Getting some satisfaction
Fehr and his colleagues set out to determine whether the human brain might provide motivation for what they call “altruistic punishment.”

They organized pairs of male volunteers to play a game in which both players began with the same amounts of play money. Player A could choose to give player B his money, and if player B returned the favor, both players would be rewarded with an extra sum.

If player B kept all the funds, however, player A could impose a penalty that cost player B a portion of his money.

The researchers monitored the brain activity of player A as he made a decision about penalizing player B. (Player A almost always decided to do so, even if he had to give up his own money in the process.)

Fehr’s team found that imposing the penalty activated a brain region called the dorsal striatum, which is involved in experiencing pleasure or satisfaction.

“We found large differences across subjects in reward-related brain activity and the associated willingness to spend money for punishing an unfair player,” said co-author Dominique de Quervain of the University of Zürich.

“These findings reflect the everyday experience that some people are willing to invest much more than others in punishing norm violations,” he added.

‘Go ahead, make my day’
At this point the researchers had discovered a correlation — that the pleasure-related brain activity occurred along with inflicting the punishment — but a deeper question remained: Did one experience cause the other?

Further experiments indicated that inflicting the punishment didn’t cause the players to feel satisfaction.
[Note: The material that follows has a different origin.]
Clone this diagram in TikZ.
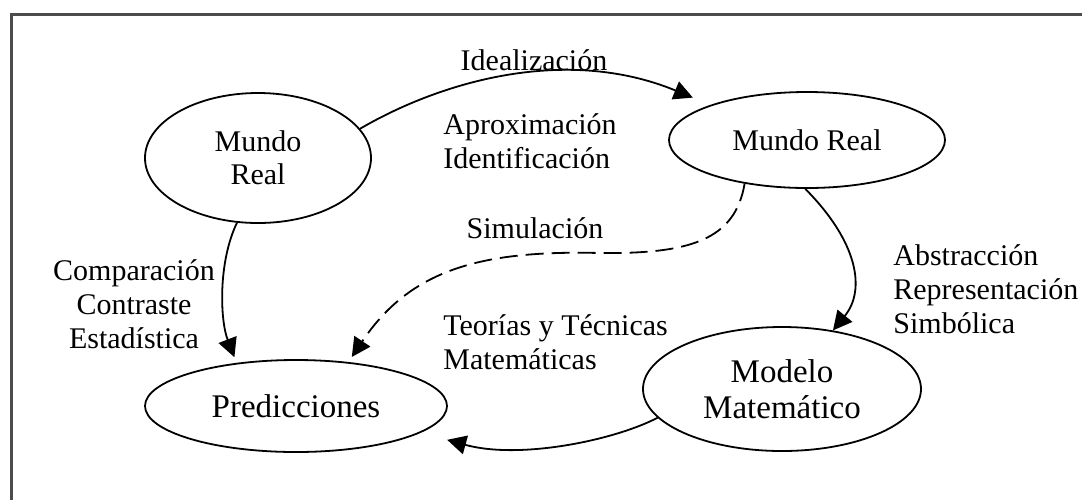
\documentclass[tikz,border=0pt]{standalone}
\usepackage{fontspec}
\setmainfont{Liberation Serif}
\usetikzlibrary{shapes.geometric,arrows.meta}
\tikzset{
oval/.style={
  ellipse, draw, line width=0.9pt, inner sep=0pt,
  align=center,
  font=\fontsize{15pt}{16.5pt}\selectfont
},
big/.style={font=\fontsize{16.5pt}{18pt}\selectfont},
lbl/.style={inner sep=0pt, font=\fontsize{15pt}{17pt}\selectfont},
conn/.style={line width=0.9pt, -{Triangle[length=9.5pt,width=9.5pt]}},
frame/.style={line width=1.5pt, draw=black!70}
}

\begin{document}
\begin{tikzpicture}[x=0.5pt,y=-0.5pt]
\useasboundingbox (0,0) rectangle (1082,500);
\draw[frame] (1082,14) -- (11,14) -- (11,500);
% the ellipses
\node[oval, minimum width=113pt, minimum height=65pt] (real1) at (258,158) {Mundo\\Real};
\node[oval, minimum width=138pt, minimum height=48pt] (real2) at (807,140) {Mundo Real};
\node[oval, big, minimum width=151pt, minimum height=46pt] (pred) at (296,406) {Predicciones};
\node[oval, big, minimum width=139pt, minimum height=62pt] (mod) at (782,389) {Modelo\\Matemático};
% the labels
\node[lbl] (ideal) at (534,60) {Idealización};
\node[lbl, anchor=west, align=left] (aprox) at (443,141) {Aproximación\\Identificación};
\node[lbl] (simul) at (535,228) {Simulación};
\node[lbl, align=center] (comp) at (134,304) {Comparación\\Contraste\\Estadística};
\node[lbl, anchor=west, align=left] (abst) at (893,289) {Abstracción\\Representación\\Simbólica};
\node[lbl, anchor=west, align=left] (teor) at (443,342) {Teorías y Técnicas\\Matemáticas};
% the arrows
\draw[conn, shorten >=9.5pt] (real1.16) .. controls (440,82) and (565,45) .. (real2.160);
\draw[conn] (real2.268) .. controls (858,242) and (866,290) .. (mod.49);
\draw[conn, shorten >=13.5pt] (mod.193) .. controls (615,440) and (520,460) .. (pred.-12);
\draw[conn, shorten >=3pt] (real1.252) .. controls (218,262) and (220,320) .. (pred.144);
\draw[conn, shorten >=3pt, dash pattern=on 9pt off 4pt]
  (real2.215) .. controls (735,240) and (690,254) .. (600,253)
  .. controls (480,250) and (410,270) .. (pred.40);
\end{tikzpicture}
\end{document}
Instead, as they decided to impose the penalty, the players were anticipating feeling satisfied.

And that, Fehr said, is as rational a motivation as any.

“You can look at our experiment as saying that people seem to feel rewarded when they punish a defector,” he said. “Now there is nothing irrational about feeling rewarded about eating a chocolate. Similarly, there is nothing telling us that altruistic punishment is irrational.”
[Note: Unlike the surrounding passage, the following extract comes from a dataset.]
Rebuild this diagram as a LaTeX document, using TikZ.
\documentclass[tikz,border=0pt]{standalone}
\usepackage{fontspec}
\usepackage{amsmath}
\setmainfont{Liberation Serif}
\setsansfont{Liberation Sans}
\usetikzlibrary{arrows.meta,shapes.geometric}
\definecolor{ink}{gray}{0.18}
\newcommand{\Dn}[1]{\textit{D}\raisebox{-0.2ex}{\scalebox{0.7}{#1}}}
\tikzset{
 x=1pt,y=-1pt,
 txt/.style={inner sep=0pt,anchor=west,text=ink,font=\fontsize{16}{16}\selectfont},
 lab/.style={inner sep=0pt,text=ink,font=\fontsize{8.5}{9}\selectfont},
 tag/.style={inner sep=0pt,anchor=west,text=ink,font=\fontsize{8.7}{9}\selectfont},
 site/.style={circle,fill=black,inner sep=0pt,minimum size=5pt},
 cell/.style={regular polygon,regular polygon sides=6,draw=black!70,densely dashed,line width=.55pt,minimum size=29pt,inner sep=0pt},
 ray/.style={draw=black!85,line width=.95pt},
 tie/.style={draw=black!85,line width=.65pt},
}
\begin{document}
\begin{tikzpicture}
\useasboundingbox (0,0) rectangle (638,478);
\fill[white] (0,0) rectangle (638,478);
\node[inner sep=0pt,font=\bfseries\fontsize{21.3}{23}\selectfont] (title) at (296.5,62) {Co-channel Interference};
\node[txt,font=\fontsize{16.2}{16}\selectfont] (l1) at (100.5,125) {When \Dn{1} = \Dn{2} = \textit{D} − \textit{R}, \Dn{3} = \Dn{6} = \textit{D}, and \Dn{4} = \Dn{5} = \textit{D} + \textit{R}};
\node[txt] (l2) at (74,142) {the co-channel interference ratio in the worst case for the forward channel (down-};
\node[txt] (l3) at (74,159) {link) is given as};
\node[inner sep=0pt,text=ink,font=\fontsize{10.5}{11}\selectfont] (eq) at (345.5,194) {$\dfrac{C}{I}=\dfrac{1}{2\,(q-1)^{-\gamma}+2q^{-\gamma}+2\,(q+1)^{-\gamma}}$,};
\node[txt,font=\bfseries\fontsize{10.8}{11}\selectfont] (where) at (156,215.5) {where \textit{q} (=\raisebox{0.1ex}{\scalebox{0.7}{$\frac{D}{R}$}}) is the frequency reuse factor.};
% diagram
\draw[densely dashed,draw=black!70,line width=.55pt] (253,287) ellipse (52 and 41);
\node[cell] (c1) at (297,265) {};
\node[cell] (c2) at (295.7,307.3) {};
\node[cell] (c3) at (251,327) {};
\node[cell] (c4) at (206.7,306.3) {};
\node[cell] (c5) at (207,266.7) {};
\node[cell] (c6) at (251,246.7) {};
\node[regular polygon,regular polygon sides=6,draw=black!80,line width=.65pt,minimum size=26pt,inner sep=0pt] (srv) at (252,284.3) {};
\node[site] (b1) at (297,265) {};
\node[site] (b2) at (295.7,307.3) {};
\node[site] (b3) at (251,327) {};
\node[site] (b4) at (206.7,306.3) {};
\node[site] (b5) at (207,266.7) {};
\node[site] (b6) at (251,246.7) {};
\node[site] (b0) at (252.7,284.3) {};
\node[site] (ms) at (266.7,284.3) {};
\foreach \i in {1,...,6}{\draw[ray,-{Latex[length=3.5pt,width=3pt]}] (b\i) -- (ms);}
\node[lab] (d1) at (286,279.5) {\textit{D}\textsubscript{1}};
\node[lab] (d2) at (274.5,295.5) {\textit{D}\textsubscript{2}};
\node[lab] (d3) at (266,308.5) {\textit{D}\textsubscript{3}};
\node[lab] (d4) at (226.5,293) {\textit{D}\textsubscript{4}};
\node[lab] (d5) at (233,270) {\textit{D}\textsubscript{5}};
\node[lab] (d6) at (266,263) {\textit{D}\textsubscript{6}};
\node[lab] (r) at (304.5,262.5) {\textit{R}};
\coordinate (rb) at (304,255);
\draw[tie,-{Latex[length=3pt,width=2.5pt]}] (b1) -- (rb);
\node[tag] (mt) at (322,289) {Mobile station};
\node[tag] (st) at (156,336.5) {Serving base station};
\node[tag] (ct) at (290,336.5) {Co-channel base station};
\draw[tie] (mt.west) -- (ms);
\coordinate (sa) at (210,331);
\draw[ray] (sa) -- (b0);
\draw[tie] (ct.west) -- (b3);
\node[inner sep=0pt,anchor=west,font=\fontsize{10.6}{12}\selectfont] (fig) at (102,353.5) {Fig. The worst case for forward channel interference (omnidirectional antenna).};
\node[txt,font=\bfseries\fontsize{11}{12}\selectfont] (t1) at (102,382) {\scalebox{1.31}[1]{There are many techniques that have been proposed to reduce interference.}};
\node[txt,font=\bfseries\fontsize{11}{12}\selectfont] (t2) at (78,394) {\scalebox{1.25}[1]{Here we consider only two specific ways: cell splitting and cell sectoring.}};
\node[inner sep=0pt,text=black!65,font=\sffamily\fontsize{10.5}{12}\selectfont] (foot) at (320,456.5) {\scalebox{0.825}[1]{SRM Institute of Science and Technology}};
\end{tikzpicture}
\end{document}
“As with any compelling study, the findings raise additional questions for future research,” Brian Knutson of Stanford University writes in a “Perspective” article that accompanies the Science study.

For one thing, people approach both cooperation and fairness quite differently from one society to the next. Anthropologists have observed very little altruistic punishment in some small-scale societies and much more in others.

"Altruistic punishment is likely to be shaped by cultural forces, because we know from cross-cultural studies that the propensity to punish social norm violations varies widely across different small-scale societies" said Fehr.

Also, the researchers only studied men. The team also interested in investigating whether women’s brains work the same way.